Musics below.
Peter Schilling
Major Tom (Coming Home) (Special Extended Version)
Major Tom (Coming Home) (Instrumental Version)
In the 70s and 80s Italian exploitation filmmakers had a habit of making unofficial sequels to established, popular films. Dawn Of The Dead (known as Zombi in Europe) begat Zombi 2. The Australian film Patrick, inspired a completely unrelated piece of crap called Patrick Still Lives. The Italians also made rip-off wanna-be sequels to Evil Dead II (La Casa 3), The Exorcist (The Naked Exorcism) and about 8 billion movies that claimed to be somehow connected to The Last House On The Left.
I bring this up because I believe that “Major Tom (Coming Home)” may be one of the only unofficial song sequels, it being a continuation of David Bowie’s “Space Oddity,” chronicling the further adventures of everyone’s spaced out spaceman Major Tom. Of course, it’s not really a sequel, just like those infamous Italian hack jobs, “Major Tom (Coming Home)” has almost nothing in common with its source of inspiration.

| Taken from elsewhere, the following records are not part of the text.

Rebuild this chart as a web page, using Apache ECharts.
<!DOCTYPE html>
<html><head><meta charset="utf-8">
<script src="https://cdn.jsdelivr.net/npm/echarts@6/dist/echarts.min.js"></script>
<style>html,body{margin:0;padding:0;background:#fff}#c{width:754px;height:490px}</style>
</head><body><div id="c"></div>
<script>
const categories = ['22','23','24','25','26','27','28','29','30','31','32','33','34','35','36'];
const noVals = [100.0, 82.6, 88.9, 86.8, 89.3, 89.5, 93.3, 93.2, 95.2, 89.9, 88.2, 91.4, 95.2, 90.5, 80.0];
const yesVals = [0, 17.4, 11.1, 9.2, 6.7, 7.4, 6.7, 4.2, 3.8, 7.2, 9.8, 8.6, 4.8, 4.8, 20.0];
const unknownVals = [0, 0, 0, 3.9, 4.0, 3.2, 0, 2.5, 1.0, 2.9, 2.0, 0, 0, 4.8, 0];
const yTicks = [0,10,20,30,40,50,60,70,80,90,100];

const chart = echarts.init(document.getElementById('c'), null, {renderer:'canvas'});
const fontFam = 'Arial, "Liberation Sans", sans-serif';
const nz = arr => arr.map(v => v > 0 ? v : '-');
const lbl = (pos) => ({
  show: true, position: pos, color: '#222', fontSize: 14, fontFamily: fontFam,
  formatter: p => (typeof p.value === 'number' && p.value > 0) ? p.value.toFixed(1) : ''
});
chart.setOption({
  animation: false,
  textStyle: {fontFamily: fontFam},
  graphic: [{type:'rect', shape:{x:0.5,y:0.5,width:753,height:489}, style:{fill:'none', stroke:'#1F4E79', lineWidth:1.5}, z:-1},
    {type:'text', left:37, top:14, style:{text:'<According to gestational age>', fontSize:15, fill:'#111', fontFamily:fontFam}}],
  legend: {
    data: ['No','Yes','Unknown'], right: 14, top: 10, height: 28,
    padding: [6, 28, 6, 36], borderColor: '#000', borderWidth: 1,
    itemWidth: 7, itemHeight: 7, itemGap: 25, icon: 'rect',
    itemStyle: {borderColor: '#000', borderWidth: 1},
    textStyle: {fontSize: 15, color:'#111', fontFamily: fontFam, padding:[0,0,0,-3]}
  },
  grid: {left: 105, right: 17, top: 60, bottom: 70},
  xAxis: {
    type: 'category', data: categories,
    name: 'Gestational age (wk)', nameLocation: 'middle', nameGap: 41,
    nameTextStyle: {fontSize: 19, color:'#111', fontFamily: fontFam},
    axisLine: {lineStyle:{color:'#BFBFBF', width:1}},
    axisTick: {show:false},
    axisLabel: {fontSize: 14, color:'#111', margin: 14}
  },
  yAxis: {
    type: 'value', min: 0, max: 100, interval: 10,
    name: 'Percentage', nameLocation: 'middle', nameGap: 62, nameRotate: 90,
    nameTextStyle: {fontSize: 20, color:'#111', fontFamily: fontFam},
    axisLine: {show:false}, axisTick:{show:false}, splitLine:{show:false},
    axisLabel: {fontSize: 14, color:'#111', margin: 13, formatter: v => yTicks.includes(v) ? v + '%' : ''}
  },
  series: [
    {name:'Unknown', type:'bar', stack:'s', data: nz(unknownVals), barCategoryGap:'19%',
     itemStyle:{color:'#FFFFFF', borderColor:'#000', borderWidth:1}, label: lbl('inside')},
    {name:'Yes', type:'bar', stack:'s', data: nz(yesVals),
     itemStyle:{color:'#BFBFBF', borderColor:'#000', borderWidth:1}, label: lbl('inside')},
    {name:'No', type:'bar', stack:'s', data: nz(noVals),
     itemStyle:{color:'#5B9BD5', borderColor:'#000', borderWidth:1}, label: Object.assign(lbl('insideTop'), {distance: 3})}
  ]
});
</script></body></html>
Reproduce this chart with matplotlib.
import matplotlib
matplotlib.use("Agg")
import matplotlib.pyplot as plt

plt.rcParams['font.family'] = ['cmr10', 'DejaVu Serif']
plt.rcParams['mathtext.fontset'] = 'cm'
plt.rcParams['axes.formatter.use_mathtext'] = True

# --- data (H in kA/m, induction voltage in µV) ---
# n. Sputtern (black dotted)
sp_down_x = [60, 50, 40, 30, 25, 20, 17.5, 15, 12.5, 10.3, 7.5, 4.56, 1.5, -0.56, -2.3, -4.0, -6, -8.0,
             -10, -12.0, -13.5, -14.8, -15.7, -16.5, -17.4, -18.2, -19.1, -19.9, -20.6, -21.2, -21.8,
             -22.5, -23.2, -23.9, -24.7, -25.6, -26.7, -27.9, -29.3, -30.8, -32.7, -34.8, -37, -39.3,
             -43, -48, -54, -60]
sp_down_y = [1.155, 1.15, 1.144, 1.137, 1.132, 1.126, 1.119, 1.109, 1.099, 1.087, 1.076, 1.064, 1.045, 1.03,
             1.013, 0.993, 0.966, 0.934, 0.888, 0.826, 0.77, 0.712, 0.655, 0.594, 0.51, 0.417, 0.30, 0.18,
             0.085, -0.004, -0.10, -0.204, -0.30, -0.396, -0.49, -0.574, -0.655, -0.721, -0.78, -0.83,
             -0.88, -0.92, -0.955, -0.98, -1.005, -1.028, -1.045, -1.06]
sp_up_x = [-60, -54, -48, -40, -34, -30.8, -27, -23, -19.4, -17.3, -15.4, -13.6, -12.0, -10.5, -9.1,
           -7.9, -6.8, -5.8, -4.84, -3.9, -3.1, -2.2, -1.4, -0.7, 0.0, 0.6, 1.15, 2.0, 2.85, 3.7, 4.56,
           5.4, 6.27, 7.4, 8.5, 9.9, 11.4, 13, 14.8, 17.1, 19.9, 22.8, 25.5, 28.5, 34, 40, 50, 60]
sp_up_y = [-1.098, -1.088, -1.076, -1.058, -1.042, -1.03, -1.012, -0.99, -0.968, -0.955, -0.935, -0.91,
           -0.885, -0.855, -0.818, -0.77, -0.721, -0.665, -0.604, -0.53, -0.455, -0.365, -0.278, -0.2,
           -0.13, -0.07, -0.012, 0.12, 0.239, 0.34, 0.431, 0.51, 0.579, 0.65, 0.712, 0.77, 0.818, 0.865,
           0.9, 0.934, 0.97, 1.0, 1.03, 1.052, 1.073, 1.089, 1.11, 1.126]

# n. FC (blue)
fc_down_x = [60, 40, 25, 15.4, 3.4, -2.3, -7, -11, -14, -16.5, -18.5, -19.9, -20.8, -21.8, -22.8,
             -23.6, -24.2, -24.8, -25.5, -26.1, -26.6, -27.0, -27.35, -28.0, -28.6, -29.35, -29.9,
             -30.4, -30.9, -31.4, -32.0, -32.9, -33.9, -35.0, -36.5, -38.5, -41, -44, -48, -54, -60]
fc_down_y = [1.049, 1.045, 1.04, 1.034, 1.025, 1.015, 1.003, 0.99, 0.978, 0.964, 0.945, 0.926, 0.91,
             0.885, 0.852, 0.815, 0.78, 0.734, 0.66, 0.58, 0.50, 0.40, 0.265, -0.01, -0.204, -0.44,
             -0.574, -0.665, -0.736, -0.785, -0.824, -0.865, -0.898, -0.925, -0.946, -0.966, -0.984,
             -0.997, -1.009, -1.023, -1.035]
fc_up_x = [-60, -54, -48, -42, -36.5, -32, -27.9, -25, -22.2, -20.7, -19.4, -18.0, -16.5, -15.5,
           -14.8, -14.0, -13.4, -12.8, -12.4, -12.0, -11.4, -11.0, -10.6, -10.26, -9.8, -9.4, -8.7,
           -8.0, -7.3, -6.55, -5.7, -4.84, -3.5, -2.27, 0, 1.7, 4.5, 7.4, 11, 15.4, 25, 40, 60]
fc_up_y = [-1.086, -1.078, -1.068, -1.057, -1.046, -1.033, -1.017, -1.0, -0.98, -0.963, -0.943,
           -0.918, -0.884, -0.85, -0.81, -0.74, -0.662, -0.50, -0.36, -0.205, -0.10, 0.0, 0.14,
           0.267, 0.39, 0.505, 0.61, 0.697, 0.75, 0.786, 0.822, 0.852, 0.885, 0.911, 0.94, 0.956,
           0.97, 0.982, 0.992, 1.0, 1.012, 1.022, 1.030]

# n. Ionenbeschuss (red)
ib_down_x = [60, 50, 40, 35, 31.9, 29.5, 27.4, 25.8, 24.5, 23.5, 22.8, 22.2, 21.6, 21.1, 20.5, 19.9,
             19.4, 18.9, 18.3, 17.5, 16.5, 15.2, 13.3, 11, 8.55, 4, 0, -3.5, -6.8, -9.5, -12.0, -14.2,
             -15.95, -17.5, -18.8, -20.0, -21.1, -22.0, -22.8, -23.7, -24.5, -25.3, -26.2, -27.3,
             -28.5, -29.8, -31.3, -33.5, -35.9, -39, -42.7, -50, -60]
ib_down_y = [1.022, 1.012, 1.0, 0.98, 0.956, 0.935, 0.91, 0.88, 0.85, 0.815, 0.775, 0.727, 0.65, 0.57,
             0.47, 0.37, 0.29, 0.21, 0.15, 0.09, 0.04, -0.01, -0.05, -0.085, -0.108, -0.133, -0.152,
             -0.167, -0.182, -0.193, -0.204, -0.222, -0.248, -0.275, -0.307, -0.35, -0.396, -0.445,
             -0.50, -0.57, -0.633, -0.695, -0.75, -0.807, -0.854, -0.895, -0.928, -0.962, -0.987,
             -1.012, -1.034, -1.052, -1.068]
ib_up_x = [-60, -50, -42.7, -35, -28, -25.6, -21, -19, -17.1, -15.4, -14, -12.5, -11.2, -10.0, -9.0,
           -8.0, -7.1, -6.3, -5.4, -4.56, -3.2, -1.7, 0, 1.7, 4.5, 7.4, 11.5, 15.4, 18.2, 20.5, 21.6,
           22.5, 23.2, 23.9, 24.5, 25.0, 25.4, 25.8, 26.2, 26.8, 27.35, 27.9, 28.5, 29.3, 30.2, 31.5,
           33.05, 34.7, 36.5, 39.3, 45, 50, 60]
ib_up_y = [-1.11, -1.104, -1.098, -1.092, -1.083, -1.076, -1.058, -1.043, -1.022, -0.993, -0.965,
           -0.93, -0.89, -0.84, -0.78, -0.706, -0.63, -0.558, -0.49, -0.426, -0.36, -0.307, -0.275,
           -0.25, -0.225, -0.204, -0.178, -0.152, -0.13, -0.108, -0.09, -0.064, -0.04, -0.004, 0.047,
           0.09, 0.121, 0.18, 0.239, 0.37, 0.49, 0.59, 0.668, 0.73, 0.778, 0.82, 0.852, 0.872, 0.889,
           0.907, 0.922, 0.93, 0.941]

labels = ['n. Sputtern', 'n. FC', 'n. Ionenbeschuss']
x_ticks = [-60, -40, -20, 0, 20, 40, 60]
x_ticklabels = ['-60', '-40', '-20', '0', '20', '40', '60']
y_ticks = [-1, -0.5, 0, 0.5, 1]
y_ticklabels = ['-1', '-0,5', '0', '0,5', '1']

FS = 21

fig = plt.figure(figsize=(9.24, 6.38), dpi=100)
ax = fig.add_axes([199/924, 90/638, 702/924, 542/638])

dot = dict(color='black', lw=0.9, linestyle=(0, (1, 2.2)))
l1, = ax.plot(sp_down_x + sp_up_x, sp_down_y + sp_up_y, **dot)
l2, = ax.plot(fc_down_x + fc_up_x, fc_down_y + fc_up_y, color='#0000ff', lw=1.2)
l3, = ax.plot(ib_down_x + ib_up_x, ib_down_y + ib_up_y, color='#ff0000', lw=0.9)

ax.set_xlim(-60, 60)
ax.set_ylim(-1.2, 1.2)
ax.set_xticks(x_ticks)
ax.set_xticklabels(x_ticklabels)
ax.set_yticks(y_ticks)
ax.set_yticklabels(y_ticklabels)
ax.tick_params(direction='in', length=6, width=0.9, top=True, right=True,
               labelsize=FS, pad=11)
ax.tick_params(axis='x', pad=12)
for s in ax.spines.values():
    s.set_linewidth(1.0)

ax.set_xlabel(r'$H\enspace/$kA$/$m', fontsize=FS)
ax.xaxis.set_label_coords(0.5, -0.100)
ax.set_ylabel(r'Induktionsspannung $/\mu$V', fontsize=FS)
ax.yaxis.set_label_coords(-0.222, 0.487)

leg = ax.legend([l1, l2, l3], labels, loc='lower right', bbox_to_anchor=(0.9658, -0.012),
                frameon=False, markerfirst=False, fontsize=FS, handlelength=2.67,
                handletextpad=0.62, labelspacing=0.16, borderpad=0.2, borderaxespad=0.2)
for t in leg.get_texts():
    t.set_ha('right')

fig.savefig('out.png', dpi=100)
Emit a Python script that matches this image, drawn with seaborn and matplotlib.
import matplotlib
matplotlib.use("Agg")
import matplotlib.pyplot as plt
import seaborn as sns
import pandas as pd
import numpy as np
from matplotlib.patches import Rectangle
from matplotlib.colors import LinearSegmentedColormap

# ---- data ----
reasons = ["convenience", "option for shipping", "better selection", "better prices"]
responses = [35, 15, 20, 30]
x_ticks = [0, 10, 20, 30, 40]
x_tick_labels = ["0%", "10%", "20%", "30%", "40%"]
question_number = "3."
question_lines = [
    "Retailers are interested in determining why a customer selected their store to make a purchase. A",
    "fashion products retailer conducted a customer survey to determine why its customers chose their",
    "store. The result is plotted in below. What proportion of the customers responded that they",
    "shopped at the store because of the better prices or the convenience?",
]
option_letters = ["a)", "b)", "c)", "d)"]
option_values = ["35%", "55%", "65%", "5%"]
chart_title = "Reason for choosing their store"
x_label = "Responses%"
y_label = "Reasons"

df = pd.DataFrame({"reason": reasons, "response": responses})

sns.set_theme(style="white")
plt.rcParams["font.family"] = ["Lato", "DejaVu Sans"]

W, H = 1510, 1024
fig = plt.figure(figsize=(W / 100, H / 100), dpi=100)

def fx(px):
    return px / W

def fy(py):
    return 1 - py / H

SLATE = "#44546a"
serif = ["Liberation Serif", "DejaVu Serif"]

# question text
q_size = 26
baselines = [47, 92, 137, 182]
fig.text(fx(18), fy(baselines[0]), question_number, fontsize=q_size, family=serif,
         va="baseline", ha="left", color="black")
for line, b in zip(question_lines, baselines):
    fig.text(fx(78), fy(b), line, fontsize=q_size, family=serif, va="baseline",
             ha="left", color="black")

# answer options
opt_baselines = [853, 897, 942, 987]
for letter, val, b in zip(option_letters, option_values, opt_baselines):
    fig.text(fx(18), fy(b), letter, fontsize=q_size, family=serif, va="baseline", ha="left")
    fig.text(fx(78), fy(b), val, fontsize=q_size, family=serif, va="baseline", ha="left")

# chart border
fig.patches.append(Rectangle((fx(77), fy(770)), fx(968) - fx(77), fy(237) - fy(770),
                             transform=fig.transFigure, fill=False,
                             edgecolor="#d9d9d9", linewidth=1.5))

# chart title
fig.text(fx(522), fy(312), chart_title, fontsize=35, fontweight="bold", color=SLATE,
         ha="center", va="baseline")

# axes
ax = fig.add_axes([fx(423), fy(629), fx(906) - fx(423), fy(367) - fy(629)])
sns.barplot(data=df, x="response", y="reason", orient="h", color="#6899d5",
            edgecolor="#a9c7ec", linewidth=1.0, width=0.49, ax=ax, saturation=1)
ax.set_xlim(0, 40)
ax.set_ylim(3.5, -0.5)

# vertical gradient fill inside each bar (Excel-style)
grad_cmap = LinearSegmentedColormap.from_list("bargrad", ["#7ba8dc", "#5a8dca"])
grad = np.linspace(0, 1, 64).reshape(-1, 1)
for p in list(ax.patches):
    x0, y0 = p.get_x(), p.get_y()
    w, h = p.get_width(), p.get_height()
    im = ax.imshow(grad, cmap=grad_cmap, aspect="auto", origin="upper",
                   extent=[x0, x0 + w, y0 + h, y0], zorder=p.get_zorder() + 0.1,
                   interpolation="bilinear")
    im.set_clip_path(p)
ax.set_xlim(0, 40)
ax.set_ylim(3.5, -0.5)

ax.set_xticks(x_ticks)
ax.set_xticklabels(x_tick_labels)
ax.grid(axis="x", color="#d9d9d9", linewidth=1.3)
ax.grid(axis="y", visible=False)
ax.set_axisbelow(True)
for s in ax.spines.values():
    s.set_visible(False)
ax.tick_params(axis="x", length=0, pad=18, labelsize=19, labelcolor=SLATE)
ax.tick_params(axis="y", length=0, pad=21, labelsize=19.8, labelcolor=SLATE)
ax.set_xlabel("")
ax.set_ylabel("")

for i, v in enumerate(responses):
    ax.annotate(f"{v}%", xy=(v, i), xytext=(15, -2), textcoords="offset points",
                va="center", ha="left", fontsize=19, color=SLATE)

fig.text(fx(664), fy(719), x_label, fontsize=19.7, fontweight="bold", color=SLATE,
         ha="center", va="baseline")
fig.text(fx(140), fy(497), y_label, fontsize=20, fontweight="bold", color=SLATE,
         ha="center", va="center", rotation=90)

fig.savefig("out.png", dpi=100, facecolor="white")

Although that didn’t stop the song from becoming a huge hit, Schilling’s only international success.
Which leads me to question, why didn’t Schilling continue his hackery and release “sequels” to other Bowie tunes? This one worked out well for him. Why not “The Man Who Bought The World,” “Five More Years,” or even more appropriate, “Life On [Insert Planet Here].” Maybe even he had some shame.
Regardless of its origins, it’s hard to deny the charm of “Major Tom (Coming Home).” That chorus sure is catchy. Here it is in both its extended 12″ version (which combines the English language and German versions) as well as the instrumental B-side.
A-Ha
The Sun Always Shines On TV (Extended Version)
The Sun Always Shines On TV (Instrumental)
Driftwood
I originally posted the extended take of “The Sun Always Shines on TV” and “Driftwood” back in 2009, but I felt like re-sharing them now that I re-recorded them on decent equipment. So if you have those old rips, set them on fire and throw them away! Or just send them to recycle bin, whatever. After you do that, download them again, because these new rips sound so much better.
And if you didn’t download them back in 2009, download them now anyway! “The Sun Always Shines on TV” is A-ha’s best song. I am proclaiming that as a fact even though the only A-Ha record I own is a greatest hits and I’m fairly certain I never listened to it all the way through.
Eurythmics
Revival (Extended Dance Mix)
Once again, I spent so much time writing about other songs for a post that by the time I get to the last one I am too tired to think of anything interesting to say. But hey, it’s a good song. Don’t let my blogging limitations prevent you from enjoying it.